New Rules Could Kill Medical Tourism, Hospitals Charge

New policy could spell death knell for medical tourism at public hospitals, directors warn.

Public hospital directors took the Health Ministry to task Thursday over its recent directive stipulating that doctors cannot charge extra for treating foreign medical tourists than they receive for treating Israelis.

In a letter to the ministry, the chairman of the association of hospital directors said the policy could even be the death knell of medical tourism for the country’s public hospitals.

The ministry policy was instituted last week to eliminate any financial incentive to favor treating foreign patients over Israelis. It followed a Channel 2 expose allegedly showing doctors at Ichilov Hospital, Tel Aviv, demanding additional, under-the-treatment-table payments from foreign tourists.

In a letter to the ministry in his capacity as chairman of the hospital directors, Dr. Eran Halperin – who heads the Rabin Medical Center in Petah Tikva – called the policy “populist,” saying that “in one fell swoop [medical tourism] will be seriously harmed and perhaps even collapse.”

The policy directive, he added, will also make it impossible for the country’s public hospitals to compete with private hospitals here. “Our physicians will continue to treat them, but not in our [public] hospitals,” Halperin wrote. “Most of the medical tourism treatment is carried out in the afternoon [after regular hours] and in no way comes at the expense of Israeli citizens. On the contrary, your directive will cause additional anesthesiologists and surgeons to gravitate to the private health-care system along with the funding that is currently at the disposal of the public as a whole.”

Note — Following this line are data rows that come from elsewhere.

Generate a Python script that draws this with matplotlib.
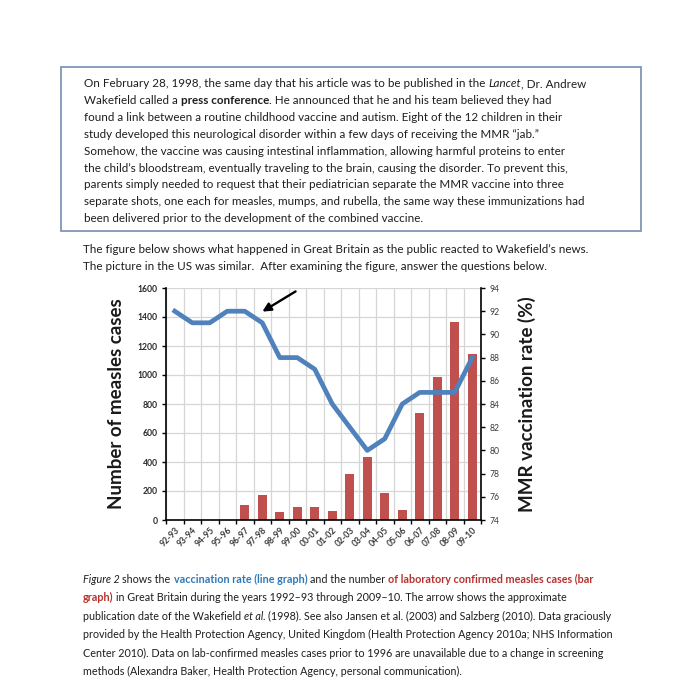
import matplotlib.pyplot as plt
import numpy as np

W, H = 700, 694
FONT = 'Lato'
TXT = '#1e1e1e'
BLUE_TXT = '#2f78b7'
RED_TXT = '#b5322e'

# %% data
seasons = ['92-93', '93-94', '94-95', '95-96', '96-97', '97-98', '98-99',
           '99-00', '00-01', '01-02', '02-03', '03-04', '04-05', '05-06',
           '06-07', '07-08', '08-09', '09-10']
cases = [0, 0, 0, 0, 105, 170, 52, 87, 93, 65, 315, 433, 183, 72,
         736, 985, 1368, 1144]
rate = [92, 91, 91, 92, 92, 91, 88, 88, 87, 84, 82, 80, 81, 84,
        85, 85, 85, 88]
case_ticks = np.arange(0, 1601, 200)
rate_ticks = np.arange(74, 95, 2)
arrow_season = '97-98'

box_lines = [
    [('On February 28, 1998, the same day that his article was to be published in the', {}),
     ('Lancet', {'style': 'italic'}), (', Dr. Andrew', {'join': True})],
    [('Wakefield called a', {}), ('press conference', {'weight': 'bold'}),
     ('. He announced that he and his team believed they had', {'join': True})],
    [('found a link between a routine childhood vaccine and autism. Eight of the 12 children in their', {})],
    [('study developed this neurological disorder within a few days of receiving the MMR \u201cjab.\u201d', {})],
    [('Somehow, the vaccine was causing intestinal inflammation, allowing harmful proteins to enter', {})],
    [('the child\u2019s bloodstream, eventually traveling to the brain, causing the disorder. To prevent this,', {})],
    [('parents simply needed to request that their pediatrician separate the MMR vaccine into three', {})],
    [('separate shots, one each for measles, mumps, and rubella, the same way these immunizations had', {})],
    [('been delivered prior to the development of the combined vaccine.', {})],
]
mid_lines = [
    [('The figure below shows what happened in Great Britain as the public reacted to Wakefield\u2019s news.', {})],
    [('The picture in the US was similar.  After examining the figure, answer the questions below.', {})],
]
cap_lines = [
    [('Figure 2', {'style': 'italic'}), ('shows the', {}),
     ('vaccination rate (line graph)', {'weight': 'bold', 'color': BLUE_TXT}),
     ('and the number', {}),
     ('of laboratory confirmed measles cases (bar', {'weight': 'bold', 'color': RED_TXT})],
    [('graph)', {'weight': 'bold', 'color': RED_TXT}),
     ('in Great Britain during the years 1992\u201393 through 2009\u201310. The arrow shows the approximate', {})],
    [('publication date of the Wakefield', {}), ('et al.', {'style': 'italic'}),
     ('(1998). See also Jansen et al. (2003) and Salzberg (2010). Data graciously', {})],
    [('provided by the Health Protection Agency, United Kingdom (Health Protection Agency 2010a; NHS Information', {})],
    [('Center 2010). Data on lab-confirmed measles cases prior to 1996 are unavailable due to a change in screening', {})],
    [('methods (Alexandra Baker, Health Protection Agency, personal communication).', {})],
]


# %%
def text_width(fig, s, size, **kw):
    r = fig.canvas.get_renderer()
    t = fig.text(0, 0, s, fontsize=size, family=FONT, **kw)
    w = t.get_window_extent(r).width
    t.remove()
    return w


def rich_line(fig, x, y, parts, size):
    space = text_width(fig, 'a a', size) - text_width(fig, 'aa', size)
    for k, (s, style) in enumerate(parts):
        style = dict(style)
        join = style.pop('join', False)
        if k > 0 and not join:
            x += space
        t = fig.text(x / W, 1 - y / H, s, fontsize=size, family=FONT,
                     color=style.pop('color', TXT), ha='left', va='baseline',
                     **style)
        x += t.get_window_extent(fig.canvas.get_renderer()).width


def fit_size(fig, line, target):
    s = ''.join(p[0] for p in line)
    return 10 * target / text_width(fig, s, 10)


fig = plt.figure(figsize=(W / 100, H / 100), dpi=100)

# text box at top
box = plt.Rectangle((61 / W, 1 - 231 / H), 580 / W, 164 / H,
                    transform=fig.transFigure, fill=False,
                    edgecolor='#8196b4', lw=1.3)
fig.patches.append(box)

size = fit_size(fig, box_lines[0], 499)
for i, line in enumerate(box_lines):
    rich_line(fig, 84, 87 + 16.9 * i, line, size)
for i, line in enumerate(mid_lines):
    rich_line(fig, 83, 253 + 17 * i, line, size)
size_c = fit_size(fig, cap_lines[3], 526)
for i, line in enumerate(cap_lines):
    rich_line(fig, 83, 583 + 18.4 * i, line, size_c)

# %% chart
ax = fig.add_axes([166 / W, 1 - 520 / H, 315 / W, 232 / H])
x = np.arange(len(seasons))
ax.bar(x, cases, width=0.5, color='#c0504d', zorder=2)
ax.set_xlim(-0.5, len(seasons) - 0.5)
ax.set_ylim(0, 1600)
ax.set_yticks(case_ticks)
ax.set_yticklabels([str(v) for v in case_ticks], fontsize=6.2,
                   fontweight='bold', family=FONT, color='#2a2a2a')
ax.set_xticks(np.arange(-0.5, len(seasons)), minor=False)
ax.set_xticklabels([])
ax.set_xticks(x, minor=True)
ax.set_xticklabels(seasons, minor=True, rotation=45, ha='right',
                   rotation_mode='anchor', fontsize=6.2, fontweight='bold',
                   family=FONT, color='#3a3a3a')
ax.tick_params(axis='x', which='minor', length=0, pad=4)
ax.tick_params(axis='x', which='major', length=3, width=1, direction='out')
ax.tick_params(axis='y', length=3, width=1, pad=3)
ax.grid(True, which='major', color='#d6d6d6', lw=0.9, zorder=0)
ax.set_axisbelow(True)
for side in ['top', 'right']:
    ax.spines[side].set_visible(False)
ax.spines['left'].set_linewidth(1.2)
ax.spines['bottom'].set_linewidth(1.2)
ax.set_ylabel('Number of measles cases', fontsize=13.5, family=FONT,
              fontweight='bold', color='#1a1a1a', labelpad=9)

ax2 = ax.twinx()
ax2.plot(x, rate, color='#4f81bd', lw=3.4, solid_joinstyle='round', zorder=3)
ax2.set_ylim(74, 94)
ax2.set_yticks(rate_ticks)
ax2.set_yticklabels([str(v) for v in rate_ticks], fontsize=6.2,
                    family=FONT, color='#3a3a3a')
ax2.tick_params(axis='y', length=3, width=1, pad=3)
for side in ['top', 'left', 'bottom']:
    ax2.spines[side].set_visible(False)
ax2.spines['right'].set_linewidth(1.2)
ax2.set_ylabel('MMR vaccination rate (%)', fontsize=13.5, family=FONT,
               fontweight='bold', color='#1a1a1a', labelpad=13)

i = seasons.index(arrow_season)
ax2.annotate('', xy=(i - 0.13, rate[i] + 0.84), xytext=(i + 2.04, rate[i] + 2.83),
             arrowprops=dict(arrowstyle='-|>,head_length=0.5,head_width=0.25',
                             color='black', lw=1.7), annotation_clip=False)

plt.savefig('out.png', dpi=100)
plt.close(fig)
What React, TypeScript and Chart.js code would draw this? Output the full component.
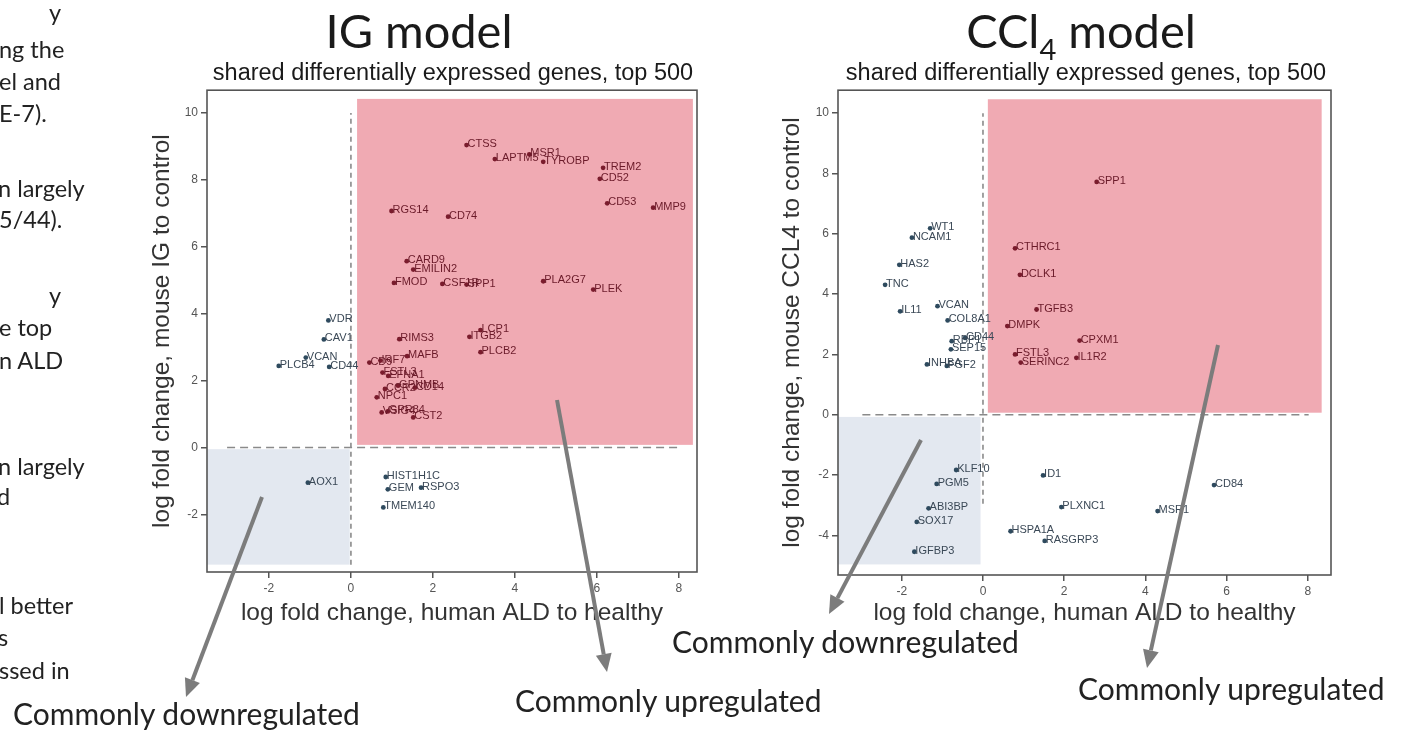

“Medical tourism has grown significantly in recent years and I see this growth as something problematic also being pushed by business interests,” Health Ministry director general Dr. Ronni Gamzu said last Monday, at a session of the Knesset Labor, Welfare and Health Committee. He said the country’s public-health system favors the growth of medical tourism because it provides an additional revenue stream for hospitals and doctors, but added that “stringent regulation” was needed.

“I cannot rule out that what we saw on [Channel 2 program] ‘Uvda’ does not exist in other places as well,” Gamzu said. “When surgeons make three to four times more for operating on a tourist than for operating on an Israeli citizen, what does that do to the frequency with which Israelis are operated on in the afternoon? What does that do to the [health] system?”

The new directive bars surgeons or other doctors from accepting a higher payment for after-hours medical care at public hospitals from a foreign medical tourist than is charged for a local payment. (Israelis operated on earlier in the day through the public-health system do not pay these sums, in any event.)

The new policy also bars foreign tourists from paying extra to be assured treatment by a specific physician.

Halperin, whose Rabin Medical Center is comprised of Beilinson Hospital and Hasharon Hospital, said the result of the new policy will be that tens of millions of shekels in revenue will be diverted to private hospitals such as Assuta Medical Center in north Tel Aviv.

“If there is a management failure at Ichilov, it should be addressed and the doctors involved should be investigated by the police rather than punishing the entire system,” Halperin wrote. “If they force me to pay a surgeon 2,500 shekels ($716) for an open-heart surgery [on a foreign tourist], when for the same surgery he gets paid five times that at Assuta, it’s clear what he will choose.”